Data records:

** start **

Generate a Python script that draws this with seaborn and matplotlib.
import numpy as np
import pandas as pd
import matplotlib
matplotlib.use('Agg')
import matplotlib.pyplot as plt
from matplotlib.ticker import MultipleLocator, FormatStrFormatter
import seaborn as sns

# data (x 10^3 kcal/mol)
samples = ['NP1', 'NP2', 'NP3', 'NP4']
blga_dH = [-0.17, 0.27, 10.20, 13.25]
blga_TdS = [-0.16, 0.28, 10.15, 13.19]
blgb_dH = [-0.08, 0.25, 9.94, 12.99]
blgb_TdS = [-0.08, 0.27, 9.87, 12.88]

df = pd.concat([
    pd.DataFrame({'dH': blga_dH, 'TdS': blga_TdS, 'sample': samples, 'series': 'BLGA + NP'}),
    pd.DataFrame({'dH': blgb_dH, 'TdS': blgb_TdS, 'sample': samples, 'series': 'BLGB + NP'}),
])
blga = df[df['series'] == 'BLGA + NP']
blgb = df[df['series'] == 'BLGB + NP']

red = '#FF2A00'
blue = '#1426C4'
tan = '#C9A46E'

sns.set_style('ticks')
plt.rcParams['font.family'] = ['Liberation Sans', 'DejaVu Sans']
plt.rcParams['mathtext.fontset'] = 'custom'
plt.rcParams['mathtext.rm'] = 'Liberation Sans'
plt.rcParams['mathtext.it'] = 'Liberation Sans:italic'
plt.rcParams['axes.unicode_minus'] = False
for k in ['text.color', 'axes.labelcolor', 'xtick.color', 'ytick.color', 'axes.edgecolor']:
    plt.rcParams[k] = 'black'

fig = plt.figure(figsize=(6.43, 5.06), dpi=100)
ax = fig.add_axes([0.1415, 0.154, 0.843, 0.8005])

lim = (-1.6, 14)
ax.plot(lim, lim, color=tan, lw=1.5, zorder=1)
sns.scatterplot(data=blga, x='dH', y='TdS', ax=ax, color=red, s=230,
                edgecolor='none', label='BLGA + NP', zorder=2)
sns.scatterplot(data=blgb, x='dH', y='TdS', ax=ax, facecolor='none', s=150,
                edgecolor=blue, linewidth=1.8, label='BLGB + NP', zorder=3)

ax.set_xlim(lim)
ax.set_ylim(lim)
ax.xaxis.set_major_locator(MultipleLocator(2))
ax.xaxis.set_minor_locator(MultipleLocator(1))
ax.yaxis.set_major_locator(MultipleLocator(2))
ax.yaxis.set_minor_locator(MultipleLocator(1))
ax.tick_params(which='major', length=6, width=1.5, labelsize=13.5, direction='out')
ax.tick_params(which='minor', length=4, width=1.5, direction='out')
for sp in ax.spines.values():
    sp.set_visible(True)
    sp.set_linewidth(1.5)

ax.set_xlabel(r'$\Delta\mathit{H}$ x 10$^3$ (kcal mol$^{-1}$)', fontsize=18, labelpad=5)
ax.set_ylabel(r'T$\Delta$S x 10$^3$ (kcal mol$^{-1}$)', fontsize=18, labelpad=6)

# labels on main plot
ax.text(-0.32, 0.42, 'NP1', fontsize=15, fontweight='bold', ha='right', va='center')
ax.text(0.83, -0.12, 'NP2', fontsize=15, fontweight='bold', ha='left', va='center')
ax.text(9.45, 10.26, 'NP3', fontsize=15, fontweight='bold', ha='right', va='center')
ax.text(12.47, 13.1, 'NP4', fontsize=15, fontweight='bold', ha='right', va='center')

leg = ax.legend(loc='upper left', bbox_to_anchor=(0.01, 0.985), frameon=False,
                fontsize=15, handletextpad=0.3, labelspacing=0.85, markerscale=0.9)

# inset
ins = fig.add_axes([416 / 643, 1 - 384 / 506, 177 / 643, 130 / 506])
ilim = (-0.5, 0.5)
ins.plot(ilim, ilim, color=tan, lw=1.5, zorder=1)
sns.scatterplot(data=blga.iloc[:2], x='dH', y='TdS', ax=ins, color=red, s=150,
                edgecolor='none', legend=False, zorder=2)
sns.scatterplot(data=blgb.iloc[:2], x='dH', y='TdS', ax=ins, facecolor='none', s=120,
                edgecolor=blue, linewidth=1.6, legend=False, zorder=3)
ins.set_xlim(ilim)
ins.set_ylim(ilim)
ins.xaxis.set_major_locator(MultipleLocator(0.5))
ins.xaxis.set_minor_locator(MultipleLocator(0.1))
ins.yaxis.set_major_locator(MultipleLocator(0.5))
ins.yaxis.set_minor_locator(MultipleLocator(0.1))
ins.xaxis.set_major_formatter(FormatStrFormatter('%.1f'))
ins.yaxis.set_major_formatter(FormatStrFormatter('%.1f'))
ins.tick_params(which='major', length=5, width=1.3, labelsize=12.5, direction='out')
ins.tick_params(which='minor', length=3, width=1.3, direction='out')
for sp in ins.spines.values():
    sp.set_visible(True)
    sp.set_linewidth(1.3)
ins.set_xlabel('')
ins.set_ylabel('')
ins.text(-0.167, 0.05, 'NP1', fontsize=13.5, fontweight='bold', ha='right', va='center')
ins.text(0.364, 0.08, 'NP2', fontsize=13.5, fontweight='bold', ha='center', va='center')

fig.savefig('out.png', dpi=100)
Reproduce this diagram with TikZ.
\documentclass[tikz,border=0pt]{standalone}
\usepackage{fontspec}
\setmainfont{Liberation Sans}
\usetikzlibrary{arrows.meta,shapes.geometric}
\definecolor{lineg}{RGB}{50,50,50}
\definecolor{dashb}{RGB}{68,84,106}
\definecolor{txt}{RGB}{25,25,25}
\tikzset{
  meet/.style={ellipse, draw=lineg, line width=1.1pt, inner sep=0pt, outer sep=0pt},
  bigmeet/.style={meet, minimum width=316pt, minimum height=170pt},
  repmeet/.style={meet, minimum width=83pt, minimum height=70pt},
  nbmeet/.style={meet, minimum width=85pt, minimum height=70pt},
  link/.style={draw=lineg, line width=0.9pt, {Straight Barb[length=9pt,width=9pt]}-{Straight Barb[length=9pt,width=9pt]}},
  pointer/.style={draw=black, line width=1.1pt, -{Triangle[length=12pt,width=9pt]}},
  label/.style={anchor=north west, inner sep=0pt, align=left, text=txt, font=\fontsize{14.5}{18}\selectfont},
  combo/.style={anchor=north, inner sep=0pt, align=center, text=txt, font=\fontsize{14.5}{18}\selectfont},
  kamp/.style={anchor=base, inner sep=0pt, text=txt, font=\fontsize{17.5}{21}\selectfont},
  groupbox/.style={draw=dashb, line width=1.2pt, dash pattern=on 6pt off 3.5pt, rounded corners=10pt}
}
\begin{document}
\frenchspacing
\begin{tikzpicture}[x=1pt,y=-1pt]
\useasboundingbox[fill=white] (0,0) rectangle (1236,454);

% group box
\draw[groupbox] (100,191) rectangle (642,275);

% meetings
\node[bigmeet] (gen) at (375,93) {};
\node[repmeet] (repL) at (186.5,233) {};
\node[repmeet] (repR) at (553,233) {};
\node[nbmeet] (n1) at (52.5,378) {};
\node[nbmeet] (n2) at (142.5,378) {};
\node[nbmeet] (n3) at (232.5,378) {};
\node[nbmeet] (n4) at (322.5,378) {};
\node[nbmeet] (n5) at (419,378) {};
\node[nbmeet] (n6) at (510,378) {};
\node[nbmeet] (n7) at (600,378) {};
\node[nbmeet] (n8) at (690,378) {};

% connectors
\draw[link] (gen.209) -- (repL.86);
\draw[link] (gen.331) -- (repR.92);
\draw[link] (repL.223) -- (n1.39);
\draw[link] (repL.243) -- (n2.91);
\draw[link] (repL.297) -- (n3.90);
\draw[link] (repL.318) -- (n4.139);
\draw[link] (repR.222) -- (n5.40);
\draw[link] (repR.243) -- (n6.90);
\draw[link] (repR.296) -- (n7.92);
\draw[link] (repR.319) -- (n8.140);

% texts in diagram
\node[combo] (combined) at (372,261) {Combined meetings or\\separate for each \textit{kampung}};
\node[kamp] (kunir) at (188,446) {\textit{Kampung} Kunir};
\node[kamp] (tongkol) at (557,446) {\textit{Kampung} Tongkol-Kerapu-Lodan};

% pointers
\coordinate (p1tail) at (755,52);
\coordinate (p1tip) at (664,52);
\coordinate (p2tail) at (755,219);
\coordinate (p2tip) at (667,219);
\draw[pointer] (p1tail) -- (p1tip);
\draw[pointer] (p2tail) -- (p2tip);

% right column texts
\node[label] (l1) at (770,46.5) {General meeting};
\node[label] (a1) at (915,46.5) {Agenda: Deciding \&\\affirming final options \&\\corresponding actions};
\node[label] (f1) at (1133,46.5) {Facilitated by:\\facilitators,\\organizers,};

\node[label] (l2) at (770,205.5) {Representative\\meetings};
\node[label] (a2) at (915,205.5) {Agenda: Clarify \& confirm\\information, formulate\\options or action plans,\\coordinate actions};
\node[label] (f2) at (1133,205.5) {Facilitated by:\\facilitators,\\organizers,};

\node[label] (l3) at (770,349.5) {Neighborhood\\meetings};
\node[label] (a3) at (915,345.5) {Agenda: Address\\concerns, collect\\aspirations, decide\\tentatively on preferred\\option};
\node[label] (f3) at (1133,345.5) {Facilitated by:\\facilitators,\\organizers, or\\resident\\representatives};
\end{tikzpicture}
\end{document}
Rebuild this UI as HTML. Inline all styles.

** end **

Return exactly the leading lines of the listing, stopping after the line in which "import seaborn as sns" occurs.

Generate a Python script that draws this with seaborn and matplotlib.
import numpy as np
import pandas as pd
import matplotlib
matplotlib.use('Agg')
import matplotlib.pyplot as plt
from matplotlib.ticker import MultipleLocator, FormatStrFormatter
import seaborn as sns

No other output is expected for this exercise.